Sloppy analytical procedures carry real consequences for both auditors and the companies they examine.
The PCAOB can impose disciplinary sanctions on registered firms and individual auditors who fail to comply with professional standards. Penalties include censure, temporary or permanent practice bars, and civil money penalties. The maximum fine amounts are set by the Sarbanes-Oxley Act and adjusted for inflation periodically, with the current figures published in federal regulations.5Public Company Accounting Oversight Board. PCAOB Rules – Section 5: Investigations and Adjudications Inadequate analytical procedures have been cited in multiple PCAOB enforcement actions, typically alongside broader audit quality failures.
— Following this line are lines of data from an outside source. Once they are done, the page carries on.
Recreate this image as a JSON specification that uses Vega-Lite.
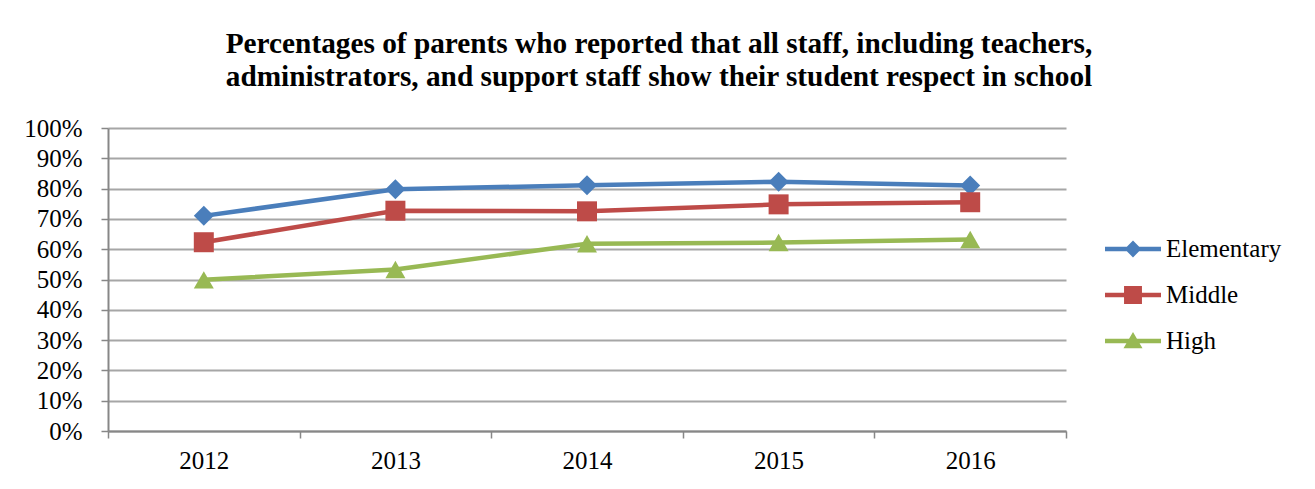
{
  "$schema": "https://vega.github.io/schema/vega-lite/v6.json",
  "width": 958,
  "height": 303,
  "autosize": {"type": "none"},
  "padding": {"left": 108, "top": 128, "right": 249, "bottom": 58},
  "background": "white",
  "title": {
    "text": ["Percentages of parents who reported that all staff, including teachers,", "administrators, and support staff show their student respect in school"],
    "font": "Liberation Serif",
    "fontSize": 29.3,
    "fontWeight": "bold",
    "color": "black",
    "anchor": "middle",
    "dx": 72,
    "lineHeight": 33,
    "offset": 24
  },
  "config": {
    "view": {"stroke": null},
    "font": "Liberation Serif"
  },
  "data": {
    "values": [
      {"year": "2012", "level": "Elementary", "value": 0.710},
      {"year": "2013", "level": "Elementary", "value": 0.798},
      {"year": "2014", "level": "Elementary", "value": 0.811},
      {"year": "2015", "level": "Elementary", "value": 0.823},
      {"year": "2016", "level": "Elementary", "value": 0.810},
      {"year": "2012", "level": "Middle", "value": 0.623},
      {"year": "2013", "level": "Middle", "value": 0.727},
      {"year": "2014", "level": "Middle", "value": 0.725},
      {"year": "2015", "level": "Middle", "value": 0.748},
      {"year": "2016", "level": "Middle", "value": 0.755},
      {"year": "2012", "level": "High", "value": 0.499},
      {"year": "2013", "level": "High", "value": 0.533},
      {"year": "2014", "level": "High", "value": 0.618},
      {"year": "2015", "level": "High", "value": 0.622},
      {"year": "2016", "level": "High", "value": 0.632}
    ]
  },
  "encoding": {
    "x": {
      "field": "year",
      "type": "nominal",
      "scale": {"type": "band", "paddingInner": 0, "paddingOuter": 0},
      "axis": {
        "title": null,
        "labelAngle": 0,
        "labelFont": "Liberation Serif",
        "labelFontSize": 25,
        "labelColor": "black",
        "labelPadding": 10,
        "tickBand": "extent",
        "tickSize": 7,
        "tickColor": "#878787",
        "tickWidth": 1.5,
        "domainColor": "#878787",
        "domainWidth": 2,
        "grid": false
      }
    },
    "y": {
      "field": "value",
      "type": "quantitative",
      "scale": {"domain": [0, 1], "nice": false},
      "axis": {
        "title": null,
        "format": ".0%",
        "values": [0, 0.1, 0.2, 0.3, 0.4, 0.5, 0.6, 0.7, 0.8, 0.9, 1],
        "labelFont": "Liberation Serif",
        "labelFontSize": 25,
        "labelColor": "black",
        "labelPadding": 19,
        "tickSize": 7,
        "tickColor": "#878787",
        "tickWidth": 1.5,
        "domainColor": "#878787",
        "domainWidth": 2,
        "grid": true,
        "gridColor": "#a6a6a6",
        "gridWidth": 2
      }
    }
  },
  "layer": [
    {
      "mark": {"type": "line", "strokeWidth": 4.5},
      "encoding": {
        "color": {
          "field": "level",
          "type": "nominal",
          "scale": {"domain": ["Elementary", "Middle", "High"], "range": ["#4a7ebb", "#be4b48", "#98b954"]},
          "legend": null
        }
      }
    },
    {
      "mark": {"type": "point", "filled": true, "size": 400, "opacity": 1},
      "encoding": {
        "shape": {
          "field": "level",
          "type": "nominal",
          "scale": {"domain": ["Elementary", "Middle", "High"], "range": ["diamond", "square", "triangle-up"]},
          "legend": null
        },
        "color": {
          "field": "level",
          "type": "nominal",
          "scale": {"domain": ["Elementary", "Middle", "High"], "range": ["#4a7ebb", "#be4b48", "#98b954"]},
          "legend": null
        }
      }
    },
    {
      "transform": [{"filter": "datum.value > 1"}],
      "mark": {"type": "point", "filled": true, "opacity": 1, "strokeWidth": 0},
      "encoding": {
        "shape": {
          "field": "level",
          "type": "nominal",
          "scale": {
            "domain": ["Elementary", "Middle", "High"],
            "range": [
              "M-1,-0.08H-0.22L0,-0.3L0.22,-0.08H1V0.08H0.22L0,0.3L-0.22,0.08H-1Z",
              "M-1,-0.08H-0.32V-0.32H0.32V-0.08H1V0.08H0.32V0.32H-0.32V0.08H-1Z",
              "M-1,-0.08H-0.141L0,-0.32L0.141,-0.08H1V0.08H0.234L0.34,0.26H-0.34L-0.234,0.08H-1Z"
            ]
          },
          "legend": {
            "title": null,
            "orient": "none",
            "legendX": 997,
            "legendY": 93,
            "symbolSize": 3136,
            "symbolStrokeWidth": 0,
            "symbolOpacity": 1,
            "labelFont": "Liberation Serif",
            "labelFontSize": 25,
            "labelColor": "black",
            "labelOffset": 5,
            "rowPadding": 5
          }
        },
        "color": {
          "field": "level",
          "type": "nominal",
          "scale": {"domain": ["Elementary", "Middle", "High"], "range": ["#4a7ebb", "#be4b48", "#98b954"]},
          "legend": {
            "title": null,
            "orient": "none",
            "legendX": 997,
            "legendY": 93,
            "symbolSize": 3136,
            "symbolStrokeWidth": 0,
            "symbolOpacity": 1,
            "labelFont": "Liberation Serif",
            "labelFontSize": 25,
            "labelColor": "black",
            "labelOffset": 5,
            "rowPadding": 5
          }
        }
      }
    }
  ],
  "resolve": {"scale": {"shape": "independent"}, "legend": {"color": "independent", "shape": "independent"}}
}
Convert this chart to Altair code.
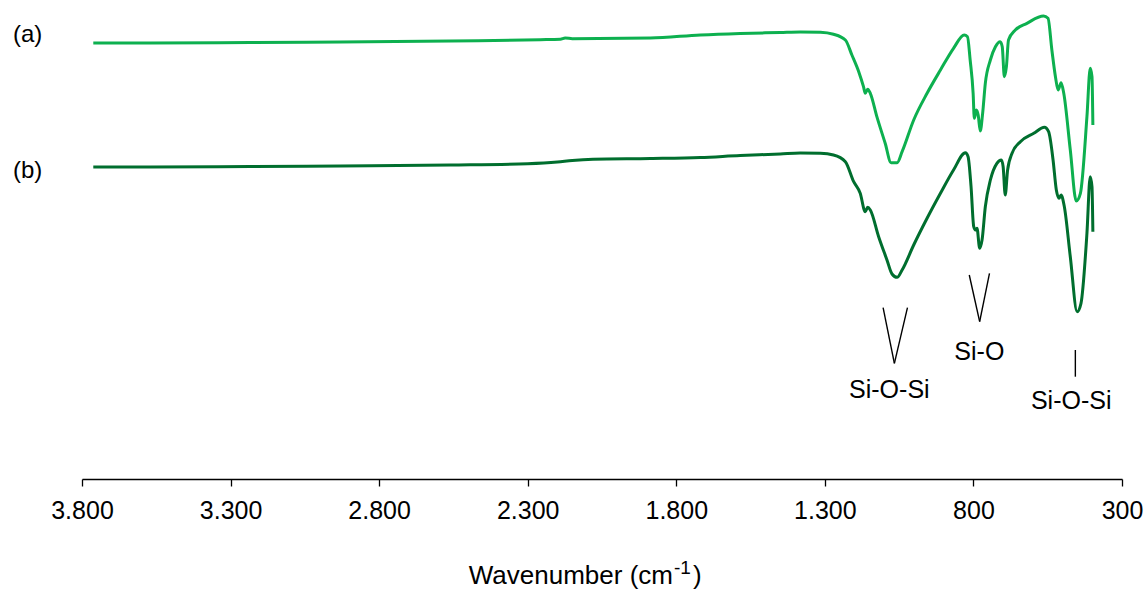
import altair as alt
import pandas as pd

# FTIR spectra, wavenumber (cm-1) vs. offset transmittance (a.u.)
wn_a = [3762, 3570, 3234, 2931, 2560, 2258, 2190, 2174, 2150, 1887, 1719, 1585,
        1450, 1383, 1315, 1271, 1231, 1209, 1186, 1170, 1164, 1156, 1147, 1125,
        1097, 1077, 1057, 1040, 1001, 956, 911, 867, 831, 820, 811, 801, 797,
        790, 784, 777, 769, 760, 743, 726, 710, 703, 696, 689, 682, 659, 620,
        564, 549, 536, 524, 515, 505, 496, 474, 454, 440, 418, 407, 401, 398]
t_a = [436, 436, 436.5, 437, 438, 439.3, 439.8, 441, 440.3, 441, 444, 445.5,
       446.5, 447, 446.7, 444.7, 439, 424, 407.3, 392.3, 385.7, 389.7, 385.7, 362.3,
       335.7, 316.3, 316.3, 327.3, 359, 385.7, 409, 430.7, 444, 442.3, 419, 385.7, 360.7,
       369, 364, 348, 365.7, 395.7, 419, 432.3, 437.3, 432.3, 402.3, 412.3, 439, 449, 455.7,
       463, 460.7, 429, 402.3, 389, 396.3, 385.7, 329, 278, 285.7, 362.3, 410.7, 402.3, 354]

wn_b = [3762, 3570, 3234, 2931, 2560, 2300, 2200, 2150, 2080, 1887, 1719, 1585,
        1450, 1383, 1315, 1271, 1231, 1203, 1181, 1164, 1156, 1147, 1119, 1091,
        1074, 1057, 1040, 1001, 956, 911, 867, 827, 818, 808, 799, 793, 788,
        779, 771, 760, 743, 721, 706, 700, 693, 685, 670, 642, 597, 561, 547,
        532, 521, 512, 505, 494, 474, 451, 438, 418, 407, 401, 398]
t_b = [312, 312, 312.5, 313, 314, 315.3, 317, 318.6, 319.8, 320.5, 321.5, 323.5,
       325, 326, 325.7, 324, 317.3, 297.3, 285.7, 267.3, 271.7, 269, 242.3, 219,
       205, 201.7, 209, 234, 260.7, 285.7, 309, 326.3, 322.3, 292.3, 252.3, 249, 250.7,
       230.7, 239, 272.3, 299, 315.7, 319, 312.3, 284, 309, 325.7, 337.3, 345.7, 351.7, 347.3,
       319, 289, 280.7, 284, 272.3, 222.3, 167.3, 175.7, 245.7, 302.3, 292.3, 247.3]

samples = ["(a)", "(b)"]
colors = ["#0db04f", "#006e2e"]

# band markers: pointer segments and their labels
seg_x1 = [1104, 1022, 814, 746, 457]
seg_y1 = [171.3, 171.3, 204, 205.7, 129]
seg_x2 = [1066, 1066, 779, 779, 457]
seg_y2 = [115.7, 115.7, 157.3, 157.3, 102.3]

band_labels = ["Si-O-Si", "Si-O", "Si-O-Si"]
band_x = [1083, 780, 471]
band_y = [81, 119, 70]

tick_values = [3800, 3300, 2800, 2300, 1800, 1300, 800, 300]

spectra = pd.concat([
    pd.DataFrame({"wavenumber": wn_a, "signal": t_a, "sample": samples[0],
                  "idx": range(len(wn_a))}),
    pd.DataFrame({"wavenumber": wn_b, "signal": t_b, "sample": samples[1],
                  "idx": range(len(wn_b))}),
])
segments = pd.DataFrame({"x1": seg_x1, "y1": seg_y1, "x2": seg_x2, "y2": seg_y2})
bands = pd.DataFrame({"label": band_labels, "x": band_x, "y": band_y})

FONT = "Liberation Sans"
x_scale = alt.Scale(domain=[300, 3800], reverse=True, nice=False, zero=False)
y_scale = alt.Scale(domain=[0, 479], nice=False, zero=False)

x_axis = alt.Axis(
    values=tick_values,
    labelExpr="replace(format(datum.value, ','), ',', '.')",
    labelFont=FONT, labelFontSize=25, labelColor="black",
    labelPadding=12, labelFlush=False, labelOverlap=False,
    domainColor="black", domainWidth=1.3,
    tickColor="black", tickWidth=1.3, tickSize=7,
    grid=False, title="",
)

lines = alt.Chart(spectra).mark_line(strokeWidth=3, interpolate="monotone").encode(
    x=alt.X("wavenumber:Q", scale=x_scale, axis=x_axis),
    y=alt.Y("signal:Q", scale=y_scale, axis=None),
    color=alt.Color("sample:N", scale=alt.Scale(domain=samples, range=colors), legend=None),
    order=alt.Order("idx:Q"),
)

pointers = alt.Chart(segments).mark_rule(color="black", strokeWidth=1.4).encode(
    x=alt.X("x1:Q", scale=x_scale),
    y=alt.Y("y1:Q", scale=y_scale),
    x2="x2:Q",
    y2="y2:Q",
)

band_text = alt.Chart(bands).mark_text(
    font=FONT, fontSize=25, color="black", align="center", baseline="alphabetic"
).encode(
    x=alt.X("x:Q", scale=x_scale),
    y=alt.Y("y:Q", scale=y_scale),
    text="label:N",
)

sample_text = alt.Chart(pd.DataFrame({"label": samples, "py": [42, 178]})).mark_text(
    font=FONT, fontSize=24, color="black", align="left", baseline="alphabetic"
).encode(
    x=alt.value(-69),
    y=alt.Y("py:Q", scale=None),
    text="label:N",
)

one = pd.DataFrame({"k": [0]})
title_main = alt.Chart(one).mark_text(
    text="Wavenumber (cm", font=FONT, fontSize=26, color="black",
    align="right", baseline="alphabetic"
).encode(x=alt.value(591), y=alt.value(584))
title_sup = alt.Chart(one).mark_text(
    text="-1", font=FONT, fontSize=19, color="black",
    align="left", baseline="alphabetic"
).encode(x=alt.value(592), y=alt.value(574))
title_close = alt.Chart(one).mark_text(
    text=")", font=FONT, fontSize=26, color="black",
    align="left", baseline="alphabetic"
).encode(x=alt.value(611), y=alt.value(584))

chart = alt.layer(
    lines, pointers, band_text, sample_text, title_main, title_sup, title_close
).properties(
    width=1040, height=479,
    autosize=alt.AutoSizeParams(type="none"),
    padding={"left": 82, "top": 0, "right": 25, "bottom": 111},
    background="white",
).configure_view(strokeWidth=0)

chart.save("out.html", embed_options={"renderer": "svg", "actions": False})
On the company side, when analytical procedures or other audit work uncovers intentional manipulation of financial statements, the corporate officers who certified those statements face criminal exposure. Under 18 U.S.C. § 1350, a CEO or CFO who willfully certifies a financial report knowing it doesn’t comply with securities laws faces up to 20 years in prison and a fine of up to $5 million. Even a knowing (but not willful) false certification carries up to 10 years and a $1 million fine.6Office of the Law Revision Counsel. 18 USC 1350 – Failure of Corporate Officers to Certify Financial Reports These penalties target the company’s leadership, not the auditors, but they underscore why the audit procedures that surface these problems matter.